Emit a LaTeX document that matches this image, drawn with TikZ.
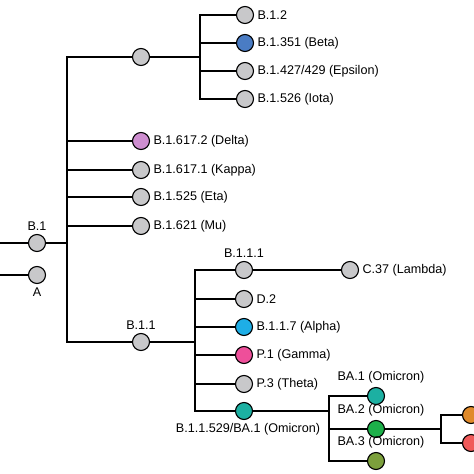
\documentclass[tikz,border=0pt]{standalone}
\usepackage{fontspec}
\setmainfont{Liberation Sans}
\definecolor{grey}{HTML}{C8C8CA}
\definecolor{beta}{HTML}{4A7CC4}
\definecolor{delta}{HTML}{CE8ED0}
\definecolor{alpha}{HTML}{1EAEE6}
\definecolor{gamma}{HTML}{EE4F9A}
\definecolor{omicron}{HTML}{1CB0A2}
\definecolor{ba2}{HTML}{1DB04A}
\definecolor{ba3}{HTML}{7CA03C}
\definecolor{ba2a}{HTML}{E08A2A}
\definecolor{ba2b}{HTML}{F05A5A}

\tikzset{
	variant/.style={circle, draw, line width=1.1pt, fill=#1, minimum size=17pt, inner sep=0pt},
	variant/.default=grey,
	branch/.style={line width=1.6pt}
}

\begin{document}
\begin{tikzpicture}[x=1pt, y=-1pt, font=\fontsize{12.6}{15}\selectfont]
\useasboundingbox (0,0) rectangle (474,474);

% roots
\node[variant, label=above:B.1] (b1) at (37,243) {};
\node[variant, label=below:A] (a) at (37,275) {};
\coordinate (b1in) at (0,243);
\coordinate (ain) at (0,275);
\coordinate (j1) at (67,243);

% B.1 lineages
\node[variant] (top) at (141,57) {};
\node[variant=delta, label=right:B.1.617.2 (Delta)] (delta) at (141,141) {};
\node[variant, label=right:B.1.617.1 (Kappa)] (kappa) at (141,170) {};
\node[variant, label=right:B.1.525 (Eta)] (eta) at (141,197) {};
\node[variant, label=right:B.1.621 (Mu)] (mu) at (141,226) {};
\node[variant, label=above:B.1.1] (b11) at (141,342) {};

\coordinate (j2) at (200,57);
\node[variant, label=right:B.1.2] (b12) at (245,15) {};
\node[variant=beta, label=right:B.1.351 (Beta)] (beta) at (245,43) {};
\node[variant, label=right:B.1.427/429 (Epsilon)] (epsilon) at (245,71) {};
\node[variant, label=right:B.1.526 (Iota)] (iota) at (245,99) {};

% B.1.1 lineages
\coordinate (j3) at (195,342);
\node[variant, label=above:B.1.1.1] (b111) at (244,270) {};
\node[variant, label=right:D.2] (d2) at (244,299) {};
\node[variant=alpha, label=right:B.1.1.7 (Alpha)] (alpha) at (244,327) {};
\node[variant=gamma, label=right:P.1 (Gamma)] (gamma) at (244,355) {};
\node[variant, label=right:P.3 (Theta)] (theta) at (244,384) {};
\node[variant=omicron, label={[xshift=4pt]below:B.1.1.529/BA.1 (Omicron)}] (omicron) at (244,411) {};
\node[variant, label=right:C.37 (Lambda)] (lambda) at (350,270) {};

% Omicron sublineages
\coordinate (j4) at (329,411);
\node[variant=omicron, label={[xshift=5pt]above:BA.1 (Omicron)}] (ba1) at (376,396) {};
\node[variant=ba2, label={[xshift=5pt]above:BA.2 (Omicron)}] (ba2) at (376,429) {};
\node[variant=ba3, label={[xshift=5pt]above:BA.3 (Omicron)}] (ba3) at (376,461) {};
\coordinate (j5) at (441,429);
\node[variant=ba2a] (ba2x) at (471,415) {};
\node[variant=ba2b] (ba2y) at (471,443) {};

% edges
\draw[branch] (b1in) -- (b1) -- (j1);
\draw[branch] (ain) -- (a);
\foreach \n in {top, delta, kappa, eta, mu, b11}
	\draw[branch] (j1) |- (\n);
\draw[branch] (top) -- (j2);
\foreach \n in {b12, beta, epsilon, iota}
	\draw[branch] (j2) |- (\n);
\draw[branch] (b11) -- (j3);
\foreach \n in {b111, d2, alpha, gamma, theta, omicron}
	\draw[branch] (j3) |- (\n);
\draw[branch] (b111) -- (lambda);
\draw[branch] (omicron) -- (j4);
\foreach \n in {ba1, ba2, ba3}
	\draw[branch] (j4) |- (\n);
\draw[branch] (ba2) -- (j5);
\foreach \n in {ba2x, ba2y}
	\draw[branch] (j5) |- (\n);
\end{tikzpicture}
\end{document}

INSTRUCTION
Leave out the pictures. Transcribe only the lines above, from the first through the one that contains "(0,0) rectangle (474,474);".

RESULT BELOW
Emit a LaTeX document that matches this image, drawn with TikZ.
\documentclass[tikz,border=0pt]{standalone}
\usepackage{fontspec}
\setmainfont{Liberation Sans}
\definecolor{grey}{HTML}{C8C8CA}
\definecolor{beta}{HTML}{4A7CC4}
\definecolor{delta}{HTML}{CE8ED0}
\definecolor{alpha}{HTML}{1EAEE6}
\definecolor{gamma}{HTML}{EE4F9A}
\definecolor{omicron}{HTML}{1CB0A2}
\definecolor{ba2}{HTML}{1DB04A}
\definecolor{ba3}{HTML}{7CA03C}
\definecolor{ba2a}{HTML}{E08A2A}
\definecolor{ba2b}{HTML}{F05A5A}

\tikzset{
	variant/.style={circle, draw, line width=1.1pt, fill=#1, minimum size=17pt, inner sep=0pt},
	variant/.default=grey,
	branch/.style={line width=1.6pt}
}

\begin{document}
\begin{tikzpicture}[x=1pt, y=-1pt, font=\fontsize{12.6}{15}\selectfont]
\useasboundingbox (0,0) rectangle (474,474);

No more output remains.